If you discover additional assets after filing the original inventory — a forgotten bank account, an unexpected tax refund, personal property stored at a location you didn’t initially know about — Michigan law requires you to prepare a supplemental inventory. The supplemental inventory follows the same format and service rules as the original: list the newly discovered property with reasonable detail and its fair market value as of the date of death, and send copies to all presumptive distributees. The court-approved form for this purpose is PC 578. Promptly filing a supplement protects you from claims that you concealed or overlooked assets.

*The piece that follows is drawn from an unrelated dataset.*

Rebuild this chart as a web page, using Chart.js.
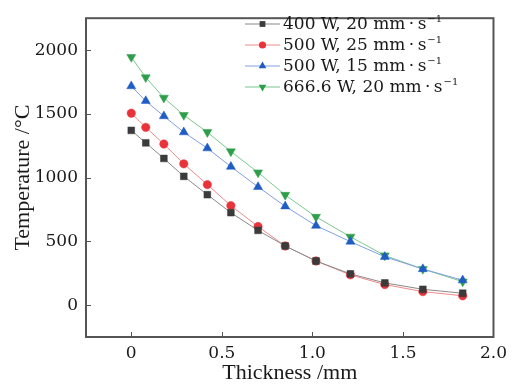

Notice of Continued Administration

If estate administration stretches past one year from the original personal representative’s appointment, MCR 5.307 requires you to file a notice of continued administration with the court and serve it on all interested persons. The notice must explain why the estate remains open. You have 28 days after the first anniversary of your appointment to file this notice, and the obligation repeats at each subsequent anniversary until the estate closes.4Courtrules.net. Rule 5.307 Requirements Applicable to All Decedent Estates

Consequences of Missing Deadlines or Omitting Assets

The 91-day deadline is enforced. Failing to submit the inventory information to the court on time, or neglecting to serve distributees, can lead to a court hearing where you’ll need to explain the delay. Under MCL 700.3611, an interested person can petition the probate court at any time to remove a personal representative for cause — and failing to carry out statutory duties like the inventory is exactly the kind of cause courts take seriously. Failure to complete estate administration and file closing documents can also result in personal assessment of costs against the personal representative.4Courtrules.net. Rule 5.307 Requirements Applicable to All Decedent Estates

Intentionally leaving assets off the inventory is treated as a breach of fiduciary duty. Because the personal representative signs the form as a “complete and accurate inventory,” any deliberate omission is a misrepresentation to the court.2Michigan Courts. PC 577, Inventory (Decedent Estate) The court can surcharge the personal representative — meaning hold them personally liable for any losses the estate suffered — and remove them from their role. Even negligent omissions, where the personal representative simply didn’t look hard enough for assets, can trigger the same consequences. If assets surface after the estate has already been distributed and closed, reopening the estate creates additional costs that may fall on the personal representative personally.